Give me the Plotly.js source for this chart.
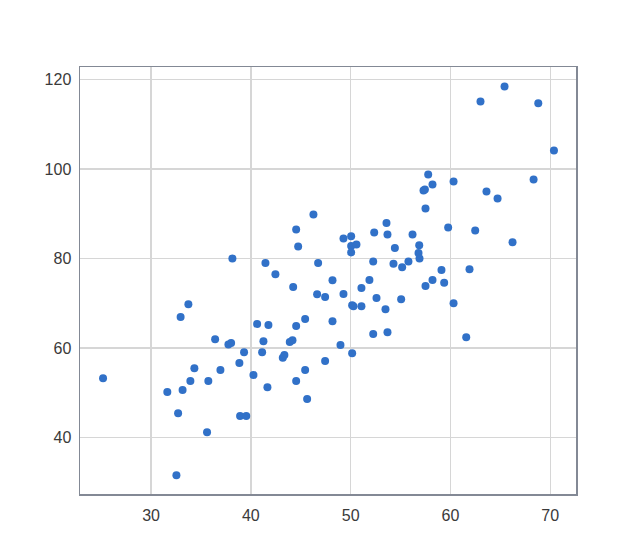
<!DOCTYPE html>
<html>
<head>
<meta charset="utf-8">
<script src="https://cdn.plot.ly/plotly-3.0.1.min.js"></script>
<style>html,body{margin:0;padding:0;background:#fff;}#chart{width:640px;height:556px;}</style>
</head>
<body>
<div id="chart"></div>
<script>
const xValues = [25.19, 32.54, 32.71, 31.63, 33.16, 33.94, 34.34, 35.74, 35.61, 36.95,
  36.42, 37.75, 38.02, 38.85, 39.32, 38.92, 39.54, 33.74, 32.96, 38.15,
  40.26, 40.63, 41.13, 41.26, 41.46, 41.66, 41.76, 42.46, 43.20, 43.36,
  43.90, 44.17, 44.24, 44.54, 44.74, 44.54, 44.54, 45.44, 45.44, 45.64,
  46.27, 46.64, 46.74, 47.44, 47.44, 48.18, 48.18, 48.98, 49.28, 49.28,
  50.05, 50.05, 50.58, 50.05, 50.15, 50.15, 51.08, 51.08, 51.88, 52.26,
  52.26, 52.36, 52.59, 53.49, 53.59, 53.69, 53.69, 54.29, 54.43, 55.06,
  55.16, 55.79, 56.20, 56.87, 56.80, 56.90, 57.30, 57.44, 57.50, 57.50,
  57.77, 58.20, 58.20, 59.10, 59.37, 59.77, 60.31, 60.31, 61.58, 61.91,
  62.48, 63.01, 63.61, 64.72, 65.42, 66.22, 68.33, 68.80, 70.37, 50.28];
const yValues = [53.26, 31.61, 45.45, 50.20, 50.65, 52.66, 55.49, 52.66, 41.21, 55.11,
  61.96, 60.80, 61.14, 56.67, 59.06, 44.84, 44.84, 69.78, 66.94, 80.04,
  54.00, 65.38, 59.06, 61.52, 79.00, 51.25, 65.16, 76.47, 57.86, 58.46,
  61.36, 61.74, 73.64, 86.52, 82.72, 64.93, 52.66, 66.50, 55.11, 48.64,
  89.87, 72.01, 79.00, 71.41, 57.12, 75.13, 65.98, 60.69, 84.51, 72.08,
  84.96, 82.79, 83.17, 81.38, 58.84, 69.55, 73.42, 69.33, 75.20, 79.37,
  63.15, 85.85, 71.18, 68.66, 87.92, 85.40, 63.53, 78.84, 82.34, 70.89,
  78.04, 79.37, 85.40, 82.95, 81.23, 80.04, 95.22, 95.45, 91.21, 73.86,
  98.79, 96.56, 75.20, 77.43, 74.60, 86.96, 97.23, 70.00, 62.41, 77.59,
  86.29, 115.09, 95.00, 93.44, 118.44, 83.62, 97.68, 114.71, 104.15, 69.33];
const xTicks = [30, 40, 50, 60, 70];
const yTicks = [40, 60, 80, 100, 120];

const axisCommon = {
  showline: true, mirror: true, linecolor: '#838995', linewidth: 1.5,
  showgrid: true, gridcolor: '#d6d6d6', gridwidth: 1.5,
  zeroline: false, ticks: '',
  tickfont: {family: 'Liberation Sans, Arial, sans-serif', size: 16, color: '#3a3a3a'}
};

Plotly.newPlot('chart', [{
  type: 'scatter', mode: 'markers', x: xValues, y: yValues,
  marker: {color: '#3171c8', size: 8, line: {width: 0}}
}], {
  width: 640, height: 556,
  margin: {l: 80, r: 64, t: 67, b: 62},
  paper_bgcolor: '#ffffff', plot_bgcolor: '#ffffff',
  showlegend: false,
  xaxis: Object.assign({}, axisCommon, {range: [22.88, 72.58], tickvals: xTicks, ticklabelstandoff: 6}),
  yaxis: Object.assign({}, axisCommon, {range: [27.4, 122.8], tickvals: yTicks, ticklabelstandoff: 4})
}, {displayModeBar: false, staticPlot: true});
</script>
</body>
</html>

--- --- ---

Task brief:
All of the material above should be reproduced exactly, except the pictures.

Solution:
Give me the Plotly.js source for this chart.
<!DOCTYPE html>
<html>
<head>
<meta charset="utf-8">
<script src="https://cdn.plot.ly/plotly-3.0.1.min.js"></script>
<style>html,body{margin:0;padding:0;background:#fff;}#chart{width:640px;height:556px;}</style>
</head>
<body>
<div id="chart"></div>
<script>
const xValues = [25.19, 32.54, 32.71, 31.63, 33.16, 33.94, 34.34, 35.74, 35.61, 36.95,
  36.42, 37.75, 38.02, 38.85, 39.32, 38.92, 39.54, 33.74, 32.96, 38.15,
  40.26, 40.63, 41.13, 41.26, 41.46, 41.66, 41.76, 42.46, 43.20, 43.36,
  43.90, 44.17, 44.24, 44.54, 44.74, 44.54, 44.54, 45.44, 45.44, 45.64,
  46.27, 46.64, 46.74, 47.44, 47.44, 48.18, 48.18, 48.98, 49.28, 49.28,
  50.05, 50.05, 50.58, 50.05, 50.15, 50.15, 51.08, 51.08, 51.88, 52.26,
  52.26, 52.36, 52.59, 53.49, 53.59, 53.69, 53.69, 54.29, 54.43, 55.06,
  55.16, 55.79, 56.20, 56.87, 56.80, 56.90, 57.30, 57.44, 57.50, 57.50,
  57.77, 58.20, 58.20, 59.10, 59.37, 59.77, 60.31, 60.31, 61.58, 61.91,
  62.48, 63.01, 63.61, 64.72, 65.42, 66.22, 68.33, 68.80, 70.37, 50.28];
const yValues = [53.26, 31.61, 45.45, 50.20, 50.65, 52.66, 55.49, 52.66, 41.21, 55.11,
  61.96, 60.80, 61.14, 56.67, 59.06, 44.84, 44.84, 69.78, 66.94, 80.04,
  54.00, 65.38, 59.06, 61.52, 79.00, 51.25, 65.16, 76.47, 57.86, 58.46,
  61.36, 61.74, 73.64, 86.52, 82.72, 64.93, 52.66, 66.50, 55.11, 48.64,
  89.87, 72.01, 79.00, 71.41, 57.12, 75.13, 65.98, 60.69, 84.51, 72.08,
  84.96, 82.79, 83.17, 81.38, 58.84, 69.55, 73.42, 69.33, 75.20, 79.37,
  63.15, 85.85, 71.18, 68.66, 87.92, 85.40, 63.53, 78.84, 82.34, 70.89,
  78.04, 79.37, 85.40, 82.95, 81.23, 80.04, 95.22, 95.45, 91.21, 73.86,
  98.79, 96.56, 75.20, 77.43, 74.60, 86.96, 97.23, 70.00, 62.41, 77.59,
  86.29, 115.09, 95.00, 93.44, 118.44, 83.62, 97.68, 114.71, 104.15, 69.33];
const xTicks = [30, 40, 50, 60, 70];
const yTicks = [40, 60, 80, 100, 120];

const axisCommon = {
  showline: true, mirror: true, linecolor: '#838995', linewidth: 1.5,
  showgrid: true, gridcolor: '#d6d6d6', gridwidth: 1.5,
  zeroline: false, ticks: '',
  tickfont: {family: 'Liberation Sans, Arial, sans-serif', size: 16, color: '#3a3a3a'}
};

Plotly.newPlot('chart', [{
  type: 'scatter', mode: 'markers', x: xValues, y: yValues,
  marker: {color: '#3171c8', size: 8, line: {width: 0}}
}], {
  width: 640, height: 556,
  margin: {l: 80, r: 64, t: 67, b: 62},
  paper_bgcolor: '#ffffff', plot_bgcolor: '#ffffff',
  showlegend: false,
  xaxis: Object.assign({}, axisCommon, {range: [22.88, 72.58], tickvals: xTicks, ticklabelstandoff: 6}),
  yaxis: Object.assign({}, axisCommon, {range: [27.4, 122.8], tickvals: yTicks, ticklabelstandoff: 4})
}, {displayModeBar: false, staticPlot: true});
</script>
</body>
</html>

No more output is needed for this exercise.